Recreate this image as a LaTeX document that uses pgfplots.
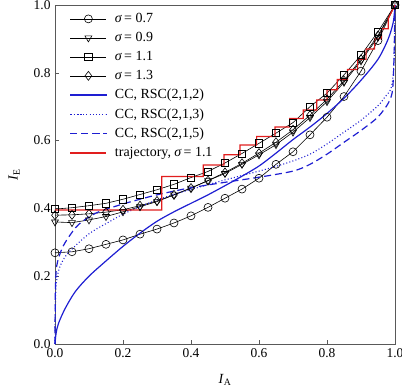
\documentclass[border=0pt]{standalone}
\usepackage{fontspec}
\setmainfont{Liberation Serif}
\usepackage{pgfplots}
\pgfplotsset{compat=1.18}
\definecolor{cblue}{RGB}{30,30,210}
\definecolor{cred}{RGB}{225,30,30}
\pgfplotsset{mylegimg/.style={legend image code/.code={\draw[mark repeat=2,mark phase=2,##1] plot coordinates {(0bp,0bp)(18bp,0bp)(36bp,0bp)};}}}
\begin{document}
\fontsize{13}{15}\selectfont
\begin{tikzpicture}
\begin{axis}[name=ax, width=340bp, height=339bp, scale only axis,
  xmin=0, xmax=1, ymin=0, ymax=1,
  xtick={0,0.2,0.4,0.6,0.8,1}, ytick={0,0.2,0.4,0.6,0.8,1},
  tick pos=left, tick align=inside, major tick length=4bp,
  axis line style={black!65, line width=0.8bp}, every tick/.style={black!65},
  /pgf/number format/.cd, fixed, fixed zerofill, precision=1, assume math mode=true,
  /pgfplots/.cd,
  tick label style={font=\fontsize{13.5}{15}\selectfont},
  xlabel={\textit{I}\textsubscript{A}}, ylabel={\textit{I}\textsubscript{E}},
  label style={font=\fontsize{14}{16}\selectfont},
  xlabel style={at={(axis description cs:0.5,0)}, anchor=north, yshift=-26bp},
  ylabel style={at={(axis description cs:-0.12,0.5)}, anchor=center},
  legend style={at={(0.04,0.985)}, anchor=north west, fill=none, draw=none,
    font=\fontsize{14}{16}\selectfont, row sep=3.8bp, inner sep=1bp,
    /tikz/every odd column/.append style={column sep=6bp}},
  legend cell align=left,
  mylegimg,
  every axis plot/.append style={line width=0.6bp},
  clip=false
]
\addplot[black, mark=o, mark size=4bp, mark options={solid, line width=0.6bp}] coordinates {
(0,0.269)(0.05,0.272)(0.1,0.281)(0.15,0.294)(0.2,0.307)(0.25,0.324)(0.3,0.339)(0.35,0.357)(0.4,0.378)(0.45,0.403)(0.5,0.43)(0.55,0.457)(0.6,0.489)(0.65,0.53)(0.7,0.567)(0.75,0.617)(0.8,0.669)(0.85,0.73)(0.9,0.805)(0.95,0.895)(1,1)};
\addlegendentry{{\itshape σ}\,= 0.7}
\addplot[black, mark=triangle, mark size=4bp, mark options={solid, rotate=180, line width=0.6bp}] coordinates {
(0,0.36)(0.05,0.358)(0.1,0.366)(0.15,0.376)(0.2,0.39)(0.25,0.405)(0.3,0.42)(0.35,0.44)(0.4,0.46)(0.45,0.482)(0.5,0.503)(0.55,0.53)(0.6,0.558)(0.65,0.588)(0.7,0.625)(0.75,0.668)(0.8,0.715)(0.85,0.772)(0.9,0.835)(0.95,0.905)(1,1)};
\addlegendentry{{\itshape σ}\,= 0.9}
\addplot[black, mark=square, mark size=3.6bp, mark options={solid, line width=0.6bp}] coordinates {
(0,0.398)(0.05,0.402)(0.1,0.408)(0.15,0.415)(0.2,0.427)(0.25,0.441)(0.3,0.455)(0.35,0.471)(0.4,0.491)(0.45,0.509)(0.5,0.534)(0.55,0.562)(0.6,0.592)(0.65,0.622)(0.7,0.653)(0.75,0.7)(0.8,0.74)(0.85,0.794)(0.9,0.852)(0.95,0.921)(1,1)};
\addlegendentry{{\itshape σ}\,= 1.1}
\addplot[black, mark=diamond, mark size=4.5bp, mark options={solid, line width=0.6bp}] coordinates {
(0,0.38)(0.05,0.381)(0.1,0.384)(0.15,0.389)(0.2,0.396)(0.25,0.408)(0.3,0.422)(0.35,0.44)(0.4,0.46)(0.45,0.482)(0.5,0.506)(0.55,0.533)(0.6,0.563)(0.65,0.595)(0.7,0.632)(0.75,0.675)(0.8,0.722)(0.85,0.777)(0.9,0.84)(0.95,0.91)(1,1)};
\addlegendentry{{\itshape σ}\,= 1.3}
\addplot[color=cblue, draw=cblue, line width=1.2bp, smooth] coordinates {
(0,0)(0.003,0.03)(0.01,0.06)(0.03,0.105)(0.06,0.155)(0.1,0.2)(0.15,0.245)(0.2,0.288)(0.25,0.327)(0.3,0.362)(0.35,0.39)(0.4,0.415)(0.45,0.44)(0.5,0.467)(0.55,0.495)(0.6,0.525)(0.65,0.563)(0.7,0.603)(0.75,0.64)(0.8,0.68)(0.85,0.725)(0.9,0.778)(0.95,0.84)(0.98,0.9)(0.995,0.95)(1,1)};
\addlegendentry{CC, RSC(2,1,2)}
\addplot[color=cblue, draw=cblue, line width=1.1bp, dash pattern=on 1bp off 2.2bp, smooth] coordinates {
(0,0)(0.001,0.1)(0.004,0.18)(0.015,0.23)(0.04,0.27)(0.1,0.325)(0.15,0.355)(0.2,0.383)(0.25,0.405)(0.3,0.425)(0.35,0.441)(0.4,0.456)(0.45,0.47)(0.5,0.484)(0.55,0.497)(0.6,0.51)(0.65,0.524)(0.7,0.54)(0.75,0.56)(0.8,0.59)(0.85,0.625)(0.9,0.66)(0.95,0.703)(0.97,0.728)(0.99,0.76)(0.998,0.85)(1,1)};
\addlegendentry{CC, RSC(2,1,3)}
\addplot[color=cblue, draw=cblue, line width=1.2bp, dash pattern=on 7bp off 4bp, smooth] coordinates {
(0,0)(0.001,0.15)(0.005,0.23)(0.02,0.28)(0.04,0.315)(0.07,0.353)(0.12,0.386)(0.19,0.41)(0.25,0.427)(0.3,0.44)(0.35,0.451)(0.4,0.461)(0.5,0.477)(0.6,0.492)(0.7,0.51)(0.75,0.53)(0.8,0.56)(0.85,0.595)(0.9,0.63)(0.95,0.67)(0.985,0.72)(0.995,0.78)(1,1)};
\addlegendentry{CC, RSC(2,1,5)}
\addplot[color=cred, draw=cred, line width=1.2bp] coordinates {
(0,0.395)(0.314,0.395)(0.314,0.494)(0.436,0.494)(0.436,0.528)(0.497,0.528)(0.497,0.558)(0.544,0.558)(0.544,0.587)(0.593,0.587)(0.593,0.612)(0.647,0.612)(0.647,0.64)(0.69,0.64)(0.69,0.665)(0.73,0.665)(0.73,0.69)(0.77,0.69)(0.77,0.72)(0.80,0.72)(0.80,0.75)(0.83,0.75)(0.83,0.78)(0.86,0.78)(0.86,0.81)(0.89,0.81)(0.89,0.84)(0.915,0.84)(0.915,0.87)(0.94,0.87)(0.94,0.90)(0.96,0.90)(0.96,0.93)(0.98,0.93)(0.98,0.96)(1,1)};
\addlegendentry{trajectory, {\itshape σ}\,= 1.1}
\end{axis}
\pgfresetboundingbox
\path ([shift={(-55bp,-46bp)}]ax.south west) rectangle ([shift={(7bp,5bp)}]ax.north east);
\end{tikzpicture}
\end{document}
_ _ _ _ _
[Given problem] Give an exact copy of the material, leaving out every picture.

[Complete output]
Recreate this image as a LaTeX document that uses pgfplots.
\documentclass[border=0pt]{standalone}
\usepackage{fontspec}
\setmainfont{Liberation Serif}
\usepackage{pgfplots}
\pgfplotsset{compat=1.18}
\definecolor{cblue}{RGB}{30,30,210}
\definecolor{cred}{RGB}{225,30,30}
\pgfplotsset{mylegimg/.style={legend image code/.code={\draw[mark repeat=2,mark phase=2,##1] plot coordinates {(0bp,0bp)(18bp,0bp)(36bp,0bp)};}}}
\begin{document}
\fontsize{13}{15}\selectfont
\begin{tikzpicture}
\begin{axis}[name=ax, width=340bp, height=339bp, scale only axis,
  xmin=0, xmax=1, ymin=0, ymax=1,
  xtick={0,0.2,0.4,0.6,0.8,1}, ytick={0,0.2,0.4,0.6,0.8,1},
  tick pos=left, tick align=inside, major tick length=4bp,
  axis line style={black!65, line width=0.8bp}, every tick/.style={black!65},
  /pgf/number format/.cd, fixed, fixed zerofill, precision=1, assume math mode=true,
  /pgfplots/.cd,
  tick label style={font=\fontsize{13.5}{15}\selectfont},
  xlabel={\textit{I}\textsubscript{A}}, ylabel={\textit{I}\textsubscript{E}},
  label style={font=\fontsize{14}{16}\selectfont},
  xlabel style={at={(axis description cs:0.5,0)}, anchor=north, yshift=-26bp},
  ylabel style={at={(axis description cs:-0.12,0.5)}, anchor=center},
  legend style={at={(0.04,0.985)}, anchor=north west, fill=none, draw=none,
    font=\fontsize{14}{16}\selectfont, row sep=3.8bp, inner sep=1bp,
    /tikz/every odd column/.append style={column sep=6bp}},
  legend cell align=left,
  mylegimg,
  every axis plot/.append style={line width=0.6bp},
  clip=false
]
\addplot[black, mark=o, mark size=4bp, mark options={solid, line width=0.6bp}] coordinates {
(0,0.269)(0.05,0.272)(0.1,0.281)(0.15,0.294)(0.2,0.307)(0.25,0.324)(0.3,0.339)(0.35,0.357)(0.4,0.378)(0.45,0.403)(0.5,0.43)(0.55,0.457)(0.6,0.489)(0.65,0.53)(0.7,0.567)(0.75,0.617)(0.8,0.669)(0.85,0.73)(0.9,0.805)(0.95,0.895)(1,1)};
\addlegendentry{{\itshape σ}\,= 0.7}
\addplot[black, mark=triangle, mark size=4bp, mark options={solid, rotate=180, line width=0.6bp}] coordinates {
(0,0.36)(0.05,0.358)(0.1,0.366)(0.15,0.376)(0.2,0.39)(0.25,0.405)(0.3,0.42)(0.35,0.44)(0.4,0.46)(0.45,0.482)(0.5,0.503)(0.55,0.53)(0.6,0.558)(0.65,0.588)(0.7,0.625)(0.75,0.668)(0.8,0.715)(0.85,0.772)(0.9,0.835)(0.95,0.905)(1,1)};
\addlegendentry{{\itshape σ}\,= 0.9}
\addplot[black, mark=square, mark size=3.6bp, mark options={solid, line width=0.6bp}] coordinates {
(0,0.398)(0.05,0.402)(0.1,0.408)(0.15,0.415)(0.2,0.427)(0.25,0.441)(0.3,0.455)(0.35,0.471)(0.4,0.491)(0.45,0.509)(0.5,0.534)(0.55,0.562)(0.6,0.592)(0.65,0.622)(0.7,0.653)(0.75,0.7)(0.8,0.74)(0.85,0.794)(0.9,0.852)(0.95,0.921)(1,1)};
\addlegendentry{{\itshape σ}\,= 1.1}
\addplot[black, mark=diamond, mark size=4.5bp, mark options={solid, line width=0.6bp}] coordinates {
(0,0.38)(0.05,0.381)(0.1,0.384)(0.15,0.389)(0.2,0.396)(0.25,0.408)(0.3,0.422)(0.35,0.44)(0.4,0.46)(0.45,0.482)(0.5,0.506)(0.55,0.533)(0.6,0.563)(0.65,0.595)(0.7,0.632)(0.75,0.675)(0.8,0.722)(0.85,0.777)(0.9,0.84)(0.95,0.91)(1,1)};
\addlegendentry{{\itshape σ}\,= 1.3}
\addplot[color=cblue, draw=cblue, line width=1.2bp, smooth] coordinates {
(0,0)(0.003,0.03)(0.01,0.06)(0.03,0.105)(0.06,0.155)(0.1,0.2)(0.15,0.245)(0.2,0.288)(0.25,0.327)(0.3,0.362)(0.35,0.39)(0.4,0.415)(0.45,0.44)(0.5,0.467)(0.55,0.495)(0.6,0.525)(0.65,0.563)(0.7,0.603)(0.75,0.64)(0.8,0.68)(0.85,0.725)(0.9,0.778)(0.95,0.84)(0.98,0.9)(0.995,0.95)(1,1)};
\addlegendentry{CC, RSC(2,1,2)}
\addplot[color=cblue, draw=cblue, line width=1.1bp, dash pattern=on 1bp off 2.2bp, smooth] coordinates {
(0,0)(0.001,0.1)(0.004,0.18)(0.015,0.23)(0.04,0.27)(0.1,0.325)(0.15,0.355)(0.2,0.383)(0.25,0.405)(0.3,0.425)(0.35,0.441)(0.4,0.456)(0.45,0.47)(0.5,0.484)(0.55,0.497)(0.6,0.51)(0.65,0.524)(0.7,0.54)(0.75,0.56)(0.8,0.59)(0.85,0.625)(0.9,0.66)(0.95,0.703)(0.97,0.728)(0.99,0.76)(0.998,0.85)(1,1)};
\addlegendentry{CC, RSC(2,1,3)}
\addplot[color=cblue, draw=cblue, line width=1.2bp, dash pattern=on 7bp off 4bp, smooth] coordinates {
(0,0)(0.001,0.15)(0.005,0.23)(0.02,0.28)(0.04,0.315)(0.07,0.353)(0.12,0.386)(0.19,0.41)(0.25,0.427)(0.3,0.44)(0.35,0.451)(0.4,0.461)(0.5,0.477)(0.6,0.492)(0.7,0.51)(0.75,0.53)(0.8,0.56)(0.85,0.595)(0.9,0.63)(0.95,0.67)(0.985,0.72)(0.995,0.78)(1,1)};
\addlegendentry{CC, RSC(2,1,5)}
\addplot[color=cred, draw=cred, line width=1.2bp] coordinates {
(0,0.395)(0.314,0.395)(0.314,0.494)(0.436,0.494)(0.436,0.528)(0.497,0.528)(0.497,0.558)(0.544,0.558)(0.544,0.587)(0.593,0.587)(0.593,0.612)(0.647,0.612)(0.647,0.64)(0.69,0.64)(0.69,0.665)(0.73,0.665)(0.73,0.69)(0.77,0.69)(0.77,0.72)(0.80,0.72)(0.80,0.75)(0.83,0.75)(0.83,0.78)(0.86,0.78)(0.86,0.81)(0.89,0.81)(0.89,0.84)(0.915,0.84)(0.915,0.87)(0.94,0.87)(0.94,0.90)(0.96,0.90)(0.96,0.93)(0.98,0.93)(0.98,0.96)(1,1)};
\addlegendentry{trajectory, {\itshape σ}\,= 1.1}
\end{axis}
\pgfresetboundingbox
\path ([shift={(-55bp,-46bp)}]ax.south west) rectangle ([shift={(7bp,5bp)}]ax.north east);
\end{tikzpicture}
\end{document}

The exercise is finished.